Dear Younger Me Christine Luken

The song, “Dear Younger Me,” by MercyMe, has been stuck in my head recently. The song is full of advice the singer would give to his younger self. So I wondered: What money advice would people want to give their younger selves? So I posted the above picture of me and my best friend, Nicholle Bays, with this caption on social media: Dear younger me . . .  What one piece of money advice would you give your younger self?
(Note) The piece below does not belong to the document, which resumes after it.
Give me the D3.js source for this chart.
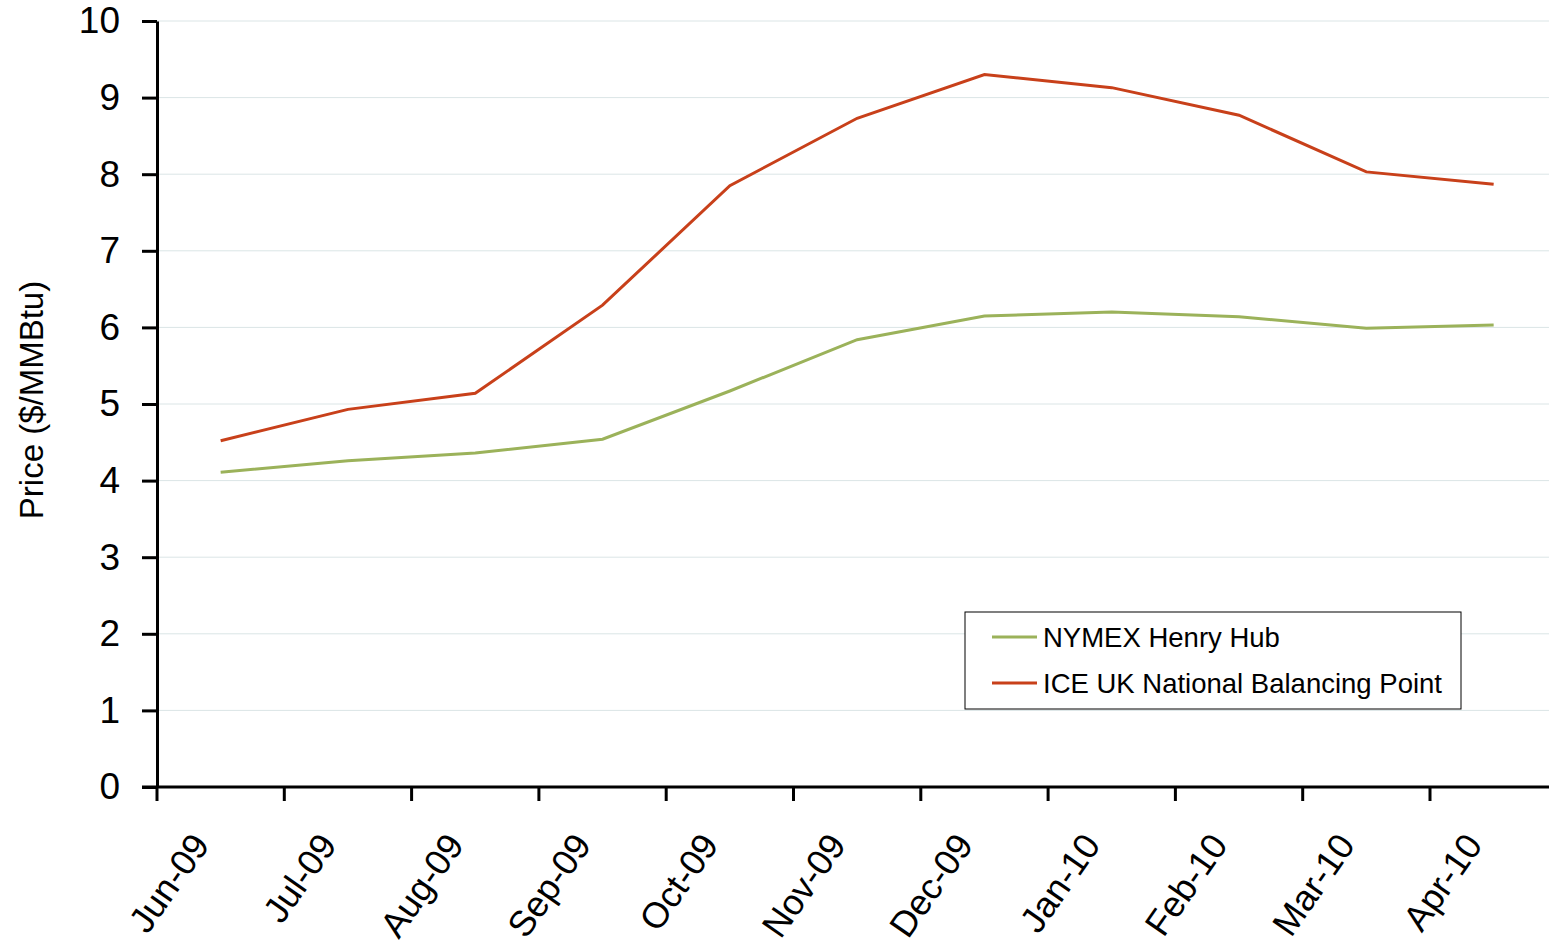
<!DOCTYPE html>
<html>
<head>
<meta charset="utf-8">
<script src="https://cdn.jsdelivr.net/npm/d3@7"></script>
<style>
    body { margin: 0; background: #fff; }
    svg { display: block; font-family: Arial, "Liberation Sans", sans-serif; }
</style>
</head>
<body>
<div id="chart"></div>
<script>
const months = ["Jun-09", "Jul-09", "Aug-09", "Sep-09", "Oct-09", "Nov-09", "Dec-09", "Jan-10", "Feb-10", "Mar-10", "Apr-10"];
const henryHub = [4.11, 4.26, 4.36, 4.54, 5.17, 5.84, 6.15, 6.20, 6.14, 5.99, 6.03];
const nbp = [4.52, 4.93, 5.14, 6.29, 7.85, 8.73, 9.30, 9.13, 8.77, 8.03, 7.87];
const yTicks = [0, 1, 2, 3, 4, 5, 6, 7, 8, 9, 10];

const series = [
    { name: "NYMEX Henry Hub", values: henryHub, color: "#9bb25a" },
    { name: "ICE UK National Balancing Point", values: nbp, color: "#c8401a" }
];

const width = 1549, height = 948;
const margin = { top: 21, left: 157, bottom: 161 };

const svg = d3.select("#chart").append("svg")
    .attr("width", width)
    .attr("height", height);

const x = d3.scaleBand()
    .domain(months)
    .range([margin.left, margin.left + 127.3 * months.length]);

const y = d3.scaleLinear()
    .domain([0, 10])
    .range([height - margin.bottom, margin.top]);

// gridlines
svg.append("g")
    .selectAll("line")
    .data(yTicks.filter(d => d > 0))
    .enter()
    .append("line")
    .attr("x1", margin.left)
    .attr("x2", width)
    .attr("y1", d => y(d))
    .attr("y2", d => y(d))
    .attr("stroke", "#dbe5e6")
    .attr("stroke-width", 1);

// y axis
const yAxis = svg.append("g")
    .attr("transform", `translate(${margin.left},0)`)
    .call(d3.axisLeft(y).tickValues(yTicks).tickSize(15).tickPadding(22).tickSizeOuter(0));
yAxis.select(".domain").attr("stroke", "#000").attr("stroke-width", 3);
yAxis.selectAll(".tick line").attr("stroke", "#000").attr("stroke-width", 3);
yAxis.selectAll(".tick text")
    .style("font-size", "37px")
    .attr("fill", "#000");

// x axis
const xAxis = svg.append("g")
    .attr("transform", `translate(0,${y(0)})`);
xAxis.append("line")
    .attr("x1", margin.left - 15)
    .attr("x2", width)
    .attr("stroke", "#000")
    .attr("stroke-width", 3);
xAxis.selectAll(".xtick")
    .data(months)
    .enter()
    .append("line")
    .attr("class", "xtick")
    .attr("x1", d => x(d))
    .attr("x2", d => x(d))
    .attr("y1", 0)
    .attr("y2", 14)
    .attr("stroke", "#000")
    .attr("stroke-width", 3);
xAxis.selectAll(".xlabel")
    .data(months)
    .enter()
    .append("text")
    .attr("class", "xlabel")
    .attr("transform", d => `translate(${x(d) + x.bandwidth() / 2 - 10},${58}) rotate(-55)`)
    .attr("text-anchor", "end")
    .style("font-size", "36px")
    .text(d => d);

// y axis title
svg.append("text")
    .attr("transform", `translate(43,${400}) rotate(-90)`)
    .attr("text-anchor", "middle")
    .style("font-size", "33px")
    .text("Price ($/MMBtu)");

// lines
const line = d3.line()
    .x((d, i) => x(months[i]) + x.bandwidth() / 2)
    .y(d => y(d));

svg.append("g")
    .selectAll("path")
    .data(series)
    .enter()
    .append("path")
    .attr("d", d => line(d.values))
    .attr("fill", "none")
    .attr("stroke", d => d.color)
    .attr("stroke-width", 3);

// legend
const legend = svg.append("g")
    .attr("transform", "translate(965,612)");
legend.append("rect")
    .attr("width", 496)
    .attr("height", 97)
    .attr("fill", "#fff")
    .attr("stroke", "#000")
    .attr("stroke-width", 1);
series.forEach((s, i) => {
    const row = legend.append("g")
        .attr("transform", `translate(0,${25 + i * 46})`);
    row.append("line")
        .attr("x1", 27)
        .attr("x2", 72)
        .attr("stroke", s.color)
        .attr("stroke-width", 3);
    row.append("text")
        .attr("x", 78)
        .attr("dy", "0.35em")
        .style("font-size", "27.5px")
        .text(s.name);
});
</script>
</body>
</html>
Here are some the responses I received:

  • “The credit card is NOT your friend.”
  •  “Go to community college until you get credits built up to finish at a university.”
  • “Have a GREAT relationship with it!!”
  • “Invest in a retirement plan as soon as you begin your career – no matter what it is. And LEAVE the money there…period.”
  • “Stop spending it!”

As you can see, the majority of the responses are tinged with regret over past financial transgressions. Unfortunately, regret is unproductive unless we learn the lesson it has to teach us. What’s the advice that I would give myself? Dear younger me, you are not responsible to clean up the financial messes of others.
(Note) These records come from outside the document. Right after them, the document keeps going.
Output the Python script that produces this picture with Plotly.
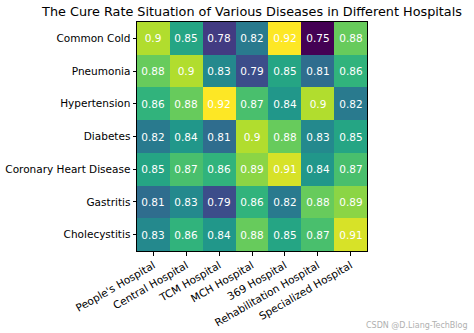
import plotly.graph_objects as go

hospitals = ["People's Hospital", "Central Hospital", "TCM Hospital", "MCH Hospital",
             "369 Hospital", "Rehabilitation Hospital", "Specialized Hospital"]
diseases = ["Common Cold", "Pneumonia", "Hypertension", "Diabetes",
            "Coronary Heart Disease", "Gastritis", "Cholecystitis"]
rates = [
    [0.90, 0.85, 0.78, 0.82, 0.92, 0.75, 0.88],
    [0.88, 0.90, 0.83, 0.79, 0.85, 0.81, 0.86],
    [0.86, 0.88, 0.92, 0.87, 0.84, 0.90, 0.82],
    [0.82, 0.84, 0.81, 0.90, 0.88, 0.83, 0.85],
    [0.85, 0.87, 0.86, 0.89, 0.91, 0.84, 0.87],
    [0.81, 0.83, 0.79, 0.86, 0.82, 0.88, 0.89],
    [0.83, 0.86, 0.84, 0.88, 0.85, 0.87, 0.91],
]
labels = [[("%g" % v) for v in row] for row in rates]

font = "DejaVu Sans, sans-serif"
fig = go.Figure(go.Heatmap(
    z=rates, x=hospitals, y=diseases,
    colorscale="Viridis", showscale=False,
    text=labels, texttemplate="%{text}",
    textfont=dict(color="white", size=10.5, family=font),
    xgap=0, ygap=0,
))
fig.update_layout(
    width=474, height=333,
    margin=dict(l=137, r=107, t=22, b=82),
    paper_bgcolor="white", plot_bgcolor="white",
    title=dict(text="The Cure Rate Situation of Various Diseases in Different Hospitals",
               x=(137 + 367) / 2 / 474, xanchor="center", y=1 - 12 / 333, yanchor="middle",
               font=dict(size=12.8, color="black", family=font)),
    font=dict(family=font, color="black", size=10.5),
)
fig.update_xaxes(tickangle=-30, ticks="outside", ticklen=3.5, tickcolor="black",
                 showline=True, linecolor="black", linewidth=1, mirror=True, automargin=False,
                 tickfont=dict(size=10.5, color="black"), showgrid=False, zeroline=False)
fig.update_yaxes(autorange="reversed", ticks="outside", ticklen=3.5, tickcolor="black",
                 showline=True, linecolor="black", linewidth=1, mirror=True, automargin=False,
                 tickfont=dict(size=10.5, color="black"), showgrid=False, zeroline=False)
fig.add_annotation(text="CSDN @D.Liang-TechBlog", xref="paper", yref="paper",
                   x=(474 - 4 - 137) / 230, y=-(325 - 251) / 229, xanchor="right", yanchor="middle",
                   showarrow=False, font=dict(size=8, color="#b0b0b0", family=font))
fig.write_html("out.html")
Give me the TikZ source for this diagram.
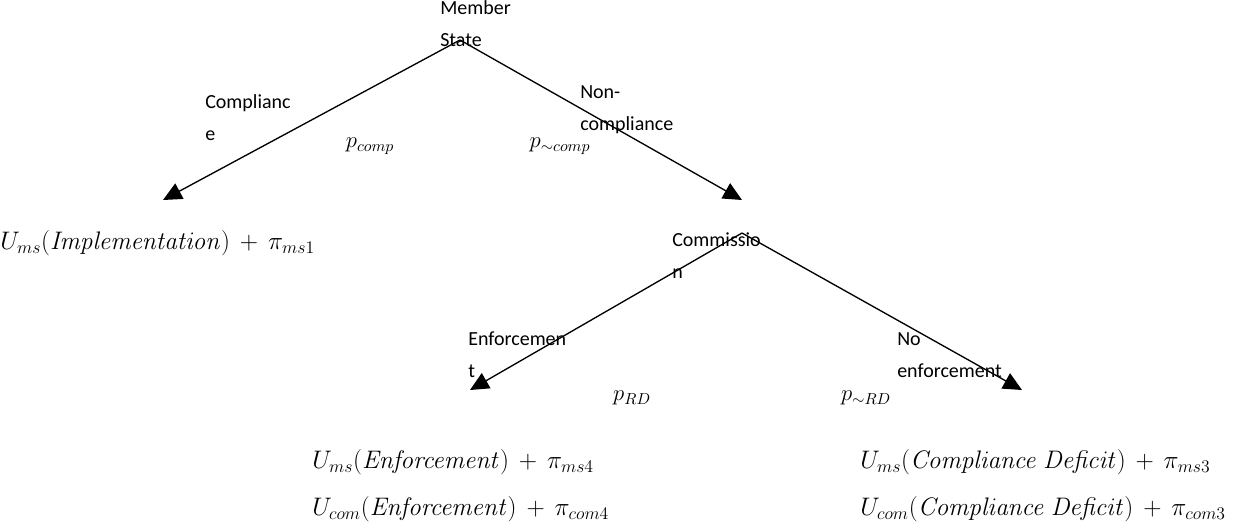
\RequirePackage{fix-cm}
\documentclass[tikz,border=0pt]{standalone}
\usepackage[no-math]{fontspec}
\setmainfont{Carlito}
\usetikzlibrary{arrows.meta}

\begin{document}
\begin{tikzpicture}[x=0.75pt,y=-0.75pt,
  branch/.style={line width=1pt,-{Triangle[width=13pt,length=14pt]}},
  player/.style={align=left,anchor=base west,inner sep=0pt,font=\fontsize{15}{24}\selectfont},
  payoff/.style={anchor=west,inner sep=0pt,font=\fontsize{19}{21}\selectfont},
  prob/.style={inner sep=0pt,font=\fontsize{17}{20}\selectfont}]
\useasboundingbox (0,0) rectangle (1260,526);
% member state moves
\coordinate (ms) at (460,40);
\coordinate (comp) at (163,200);
\coordinate (com) at (742,200);
\node[player] (msname) at (440,46) {Member\\State};
\node[player] (compname) at (205,140) {Complianc\\e};
\node[player] (noncompname) at (580,130) {Non-\\compliance};
\node[prob] (pcomp) at (370,146) {$p_{comp}$};
\node[prob] (pnoncomp) at (560,146) {$p_{\sim comp}$};
\draw[branch] (ms) -- (comp);
\draw[branch] (ms) -- (com);
\node[payoff] (impl) at (0,243) {$U_{ms}(\mathit{Implementation})\,+\,\pi_{ms1}$};
% commission moves
\coordinate (cm) at (742,233);
\coordinate (enf) at (470,390);
\coordinate (noenf) at (1022,390);
\node[player] (cmname) at (672,278) {Commissio\\n};
\node[player] (enfname) at (468,377) {Enforcemen\\t};
\node[player] (noenfname) at (897,377) {No\\enforcement};
\node[prob] (prd) at (632,398) {$p_{RD}$};
\node[prob] (pnord) at (866,398) {$p_{\sim RD}$};
\draw[branch] (cm) -- (enf);
\draw[branch] (cm) -- (noenf);
\node[payoff] (enfms) at (312,462) {$U_{ms}(\mathit{Enforcement})\,+\,\pi_{ms4}$};
\node[payoff] (enfcom) at (312,509) {$U_{com}(\mathit{Enforcement})\,+\,\pi_{com4}$};
\node[payoff] (defms) at (860,462) {$U_{ms}(\mathit{Compliance\ Deficit})\,+\,\pi_{ms3}$};
\node[payoff] (defcom) at (860,509) {$U_{com}(\mathit{Compliance\ Deficit})\,+\,\pi_{com3}$};
\end{tikzpicture}
\end{document}
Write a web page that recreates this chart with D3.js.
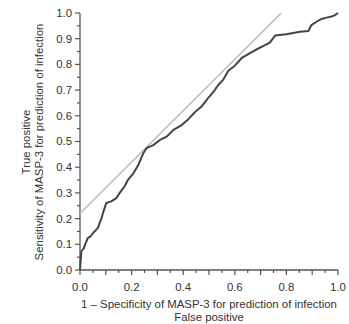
<!DOCTYPE html>
<html>
<head>
<meta charset="utf-8">
<script src="https://cdn.jsdelivr.net/npm/d3@7"></script>
<style>
  body { margin: 0; background: #fff; }
  svg { display: block; font-family: "Liberation Sans", Arial, sans-serif; }
</style>
</head>
<body>
<svg id="chart" width="349" height="324"></svg>
<script>
// ROC curve points (1 - specificity, sensitivity)
const fpr = [0, 0.003, 0.005, 0.015, 0.02, 0.03, 0.04, 0.05, 0.063, 0.07, 0.076, 0.083, 0.089, 0.095, 0.102,
  0.121, 0.141, 0.154, 0.165, 0.173, 0.186, 0.207, 0.226, 0.235, 0.245, 0.258, 0.284, 0.31, 0.336, 0.362,
  0.394, 0.42, 0.446, 0.47, 0.497, 0.515, 0.536, 0.556, 0.575, 0.6, 0.627, 0.652, 0.678, 0.717, 0.736,
  0.756, 0.80, 0.853, 0.885, 0.897, 0.915, 0.936, 0.956, 0.975, 0.988, 1.0];
const tpr = [0, 0.04, 0.072, 0.085, 0.10, 0.124, 0.13, 0.143, 0.157, 0.165, 0.183, 0.20, 0.222, 0.24, 0.261,
  0.267, 0.280, 0.300, 0.315, 0.326, 0.351, 0.376, 0.409, 0.43, 0.454, 0.474, 0.486, 0.506, 0.519, 0.545,
  0.564, 0.587, 0.615, 0.635, 0.67, 0.69, 0.72, 0.742, 0.775, 0.795, 0.825, 0.840, 0.855, 0.875, 0.885,
  0.912, 0.917, 0.927, 0.930, 0.953, 0.965, 0.977, 0.982, 0.986, 0.992, 1.0];
// Reference (gray) line endpoints
const refX = [0, 0.78];
const refY = [0.22, 1.0];
// Tick values
const xTickLabels = [0, 0.2, 0.4, 0.6, 0.8, 1.0];
const yTickLabels = [0, 0.1, 0.2, 0.3, 0.4, 0.5, 0.6, 0.7, 0.8, 0.9, 1.0];
const xTitle = ["1 \u2013 Specificity of MASP-3 for prediction of infection", "False positive"];
const yTitle = ["True positive", "Sensitivity of MASP-3 for prediction of infection"];

const svg = d3.select("#chart");
const x = d3.scaleLinear().domain([0, 1]).range([80, 338]);
const y = d3.scaleLinear().domain([0, 1]).range([270, 13]);
const axisColor = "#555";
const textColor = "#333";
const fs = 11.4;

// minor ticks
const minor = d3.range(0, 1.0001, 0.05);
// x axis
const gx = svg.append("g").attr("transform", "translate(0,270)");
gx.append("line").attr("x1", x(0)).attr("x2", x(1)).attr("stroke", axisColor).attr("stroke-width", 1.3);
gx.selectAll("line.t").data(minor).enter().append("line").attr("class", "t")
  .attr("x1", d => x(d)).attr("x2", d => x(d))
  .attr("y1", 0).attr("y2", (d, i) => i % 2 === 0 ? 5 : 3)
  .attr("stroke", axisColor).attr("stroke-width", 1.2);
gx.selectAll("text").data(xTickLabels).enter().append("text")
  .attr("x", d => x(d)).attr("y", 21).attr("text-anchor", "middle")
  .attr("font-size", fs).attr("fill", textColor).text(d => d3.format(".1f")(d));

// y axis
const gy = svg.append("g").attr("transform", "translate(80,0)");
gy.append("line").attr("y1", y(0)).attr("y2", y(1)).attr("stroke", axisColor).attr("stroke-width", 1.3);
gy.selectAll("line.t").data(minor).enter().append("line").attr("class", "t")
  .attr("y1", d => y(d)).attr("y2", d => y(d))
  .attr("x1", 0).attr("x2", (d, i) => i % 2 === 0 ? -5 : -3)
  .attr("stroke", axisColor).attr("stroke-width", 1.2);
gy.selectAll("text").data(yTickLabels).enter().append("text")
  .attr("x", -8).attr("y", d => y(d)).attr("dy", "0.35em").attr("text-anchor", "end")
  .attr("font-size", fs).attr("fill", textColor).text(d => d3.format(".1f")(d));

// reference line
svg.append("line")
  .attr("x1", x(refX[0])).attr("y1", y(refY[0]))
  .attr("x2", x(refX[1])).attr("y2", y(refY[1]))
  .attr("stroke", "#bbb").attr("stroke-width", 1.5);

// ROC curve
const pts = fpr.map((d, i) => [d, tpr[i]]);
svg.append("path").datum(pts)
  .attr("d", d3.line().x(d => x(d[0])).y(d => y(d[1])))
  .attr("fill", "none").attr("stroke", "#444").attr("stroke-width", 2).attr("stroke-linejoin", "round");

// axis titles
const cx = (x(0) + x(1)) / 2;
svg.append("text").attr("x", cx).attr("y", 307.5).attr("text-anchor", "middle")
  .attr("font-size", fs).attr("fill", textColor).text(xTitle[0]);
svg.append("text").attr("x", cx).attr("y", 321).attr("text-anchor", "middle")
  .attr("font-size", fs).attr("fill", textColor).text(xTitle[1]);
const cy = 142;
svg.append("text").attr("transform", `translate(29.5,${cy}) rotate(-90)`).attr("text-anchor", "middle")
  .attr("font-size", fs).attr("fill", textColor).text(yTitle[0]);
svg.append("text").attr("transform", `translate(42.5,${cy}) rotate(-90)`).attr("text-anchor", "middle")
  .attr("font-size", fs).attr("fill", textColor).text(yTitle[1]);
</script>
</body>
</html>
In writing my forthcoming book, “Money is Emotional: Prevent Your Heart from Hijacking Your Wallet,” I discovered that I was still harboring regret over many of the money messes I had made in my 20’s. I realized it was time to finally forgive my younger self for those financial transgressions and use them for good. By sharing them, I can help others avoid the same money mistakes.Rather than wallow in regret and beat ourselves up over our past financial mistakes, let’s vow to forgive ourselves, accept the money lesson, and change our behavior going forward.
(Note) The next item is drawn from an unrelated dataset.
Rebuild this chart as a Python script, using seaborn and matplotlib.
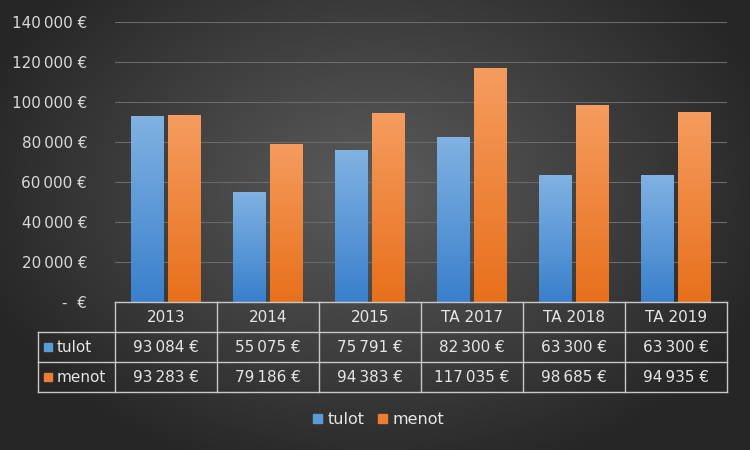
import numpy as np
import pandas as pd
import matplotlib
matplotlib.use("Agg")
import matplotlib.pyplot as plt
import seaborn as sb
from matplotlib.colors import LinearSegmentedColormap

years = ['2013', '2014', '2015', 'TA 2017', 'TA 2018', 'TA 2019']
tulot = [93084, 55075, 75791, 82300, 63300, 63300]
menot = [93283, 79186, 94383, 117035, 98685, 94935]
yticks = [0, 20000, 40000, 60000, 80000, 100000, 120000, 140000]


def eur(v):
    return f"{v:,}".replace(',', '\u2009') + ' €' if v else '-  €'


df = pd.DataFrame({'year': years * 2, 'value': tulot + menot,
                   'series': ['tulot'] * 6 + ['menot'] * 6})

fig = plt.figure(figsize=(7.5, 4.5), dpi=100)
W, H = 750, 450

# radial background gradient
bg = fig.add_axes([0, 0, 1, 1], zorder=-10)
yy, xx = np.mgrid[0:H, 0:W]
r = np.sqrt(((xx - 375) / 420) ** 2 + ((yy - 190) / 300) ** 2)
bg.imshow(np.clip(r, 0, 1), cmap=LinearSegmentedColormap.from_list('g', ['#5c5c5c', '#262626']),
          extent=[0, W, H, 0], aspect='auto')
bg.set_axis_off()

ax = fig.add_axes([115 / W, 148 / H, 612 / W, 280 / H])
ax.set_facecolor('none')
sb.barplot(data=df, x='year', y='value', hue='series', order=years,
           palette={'tulot': '#5b9bd5', 'menot': '#ed7d31'}, width=0.72, gap=0.12,
           ax=ax, legend=False, zorder=3)

grads = {'tulot': ['#3a80cc', '#80b2e2'], 'menot': ['#e8701c', '#f59c5e']}
for patch, name in zip(ax.patches, ['tulot'] * 6 + ['menot'] * 6):
    x0, y0 = patch.get_x(), patch.get_y()
    w, h = patch.get_width(), patch.get_height()
    cm = LinearSegmentedColormap.from_list(name, grads[name])
    im = ax.imshow(np.linspace(0, 1, 100).reshape(-1, 1), cmap=cm, origin='lower',
                   extent=[x0, x0 + w, y0, y0 + h], aspect='auto', zorder=3)
    im.set_clip_path(patch)
    patch.set_facecolor('none')
    patch.set_edgecolor('none')

ax.set_xlim(-0.5, 5.5)
ax.set_ylim(0, 140000)
ax.set_yticks(yticks)
ax.set_yticklabels([eur(v) for v in yticks], color='#d9d9d9', fontsize=11)
ax.set_xticks([])
ax.set_xlabel('')
ax.set_ylabel('')
ax.tick_params(axis='y', length=0, pad=20)
ax.grid(axis='y', color='#6a6a6a', linewidth=0.8, zorder=0)
for s in ax.spines.values():
    s.set_visible(False)

# data table below the plot, in pixel coordinates
ov = fig.add_axes([0, 0, 1, 1], zorder=5)
ov.set_xlim(0, W)
ov.set_ylim(H, 0)
ov.set_axis_off()
lc = '#c8c8c8'
cw = 612 / 6
ov.plot([115, 727], [302, 302], color=lc, lw=1)
for yl in [332, 362, 392]:
    ov.plot([38, 727], [yl, yl], color=lc, lw=1)
ov.plot([38, 38], [332, 392], color=lc, lw=1)
for i in range(7):
    ov.plot([115 + i * cw] * 2, [302, 392], color=lc, lw=1)
tc = '#e6e6e6'
for i, y in enumerate(years):
    xc = 115 + (i + 0.5) * cw
    ov.text(xc, 317, y, ha='center', va='center', color=tc, fontsize=11)
    ov.text(xc, 347, eur(tulot[i]), ha='center', va='center', color=tc, fontsize=11)
    ov.text(xc, 377, eur(menot[i]), ha='center', va='center', color=tc, fontsize=11)
for yc, name, col in [(347, 'tulot', '#5b9bd5'), (377, 'menot', '#ed7d31')]:
    ov.add_patch(plt.Rectangle((44, yc - 4), 8, 8, color=col))
    ov.text(57, yc, name, ha='left', va='center', color=tc, fontsize=11)

# legend
for xk, name, col in [(313, 'tulot', '#5b9bd5'), (378, 'menot', '#ed7d31')]:
    ov.add_patch(plt.Rectangle((xk, 414), 9, 9, color=col))
    ov.text(xk + 15, 419, name, ha='left', va='center', color=tc, fontsize=11.5)

fig.savefig('out.png', dpi=100)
What money advice would you give your younger self? What financial mistake do you need to forgive yourself for?

Comments 8

  1. I would tell my younger self to be more cognizant of balancing a checkbook and that just because you have money doesn’t mean you need to spend it all. Thankfully, I never got too far off the path going straight into corporate American and making nearly $50K straight out of college, but I wasn’t perfect by any means.

  2. When we got married, my husband and I had more than $100k in student loan debt — that was almost 30 years ago. We were resigned to it, until about 12 years in to repayment, my brother asked, “Wouldn’t you rather pay it off faster so you could do something fun with that interest money?” Life. Changing. Moment. We felt powerless to change it, so we just lived with it. I am thankful my brother spoke up, though I wish he had done it a few years earlier. Now, our only debt is our house payment — and that’s how it has been ever since those loans got paid off. It feels good to have some control over our finances.

  3. To start saving for son college. even though my younger self was unsure if she would have a child or if children would ever exist in her life she needs to save just incase because now we are relying on grants and scholarships.

  4. Beautiful! Dear younger me, save, save, save! Respect your money. And have patience for the things you want.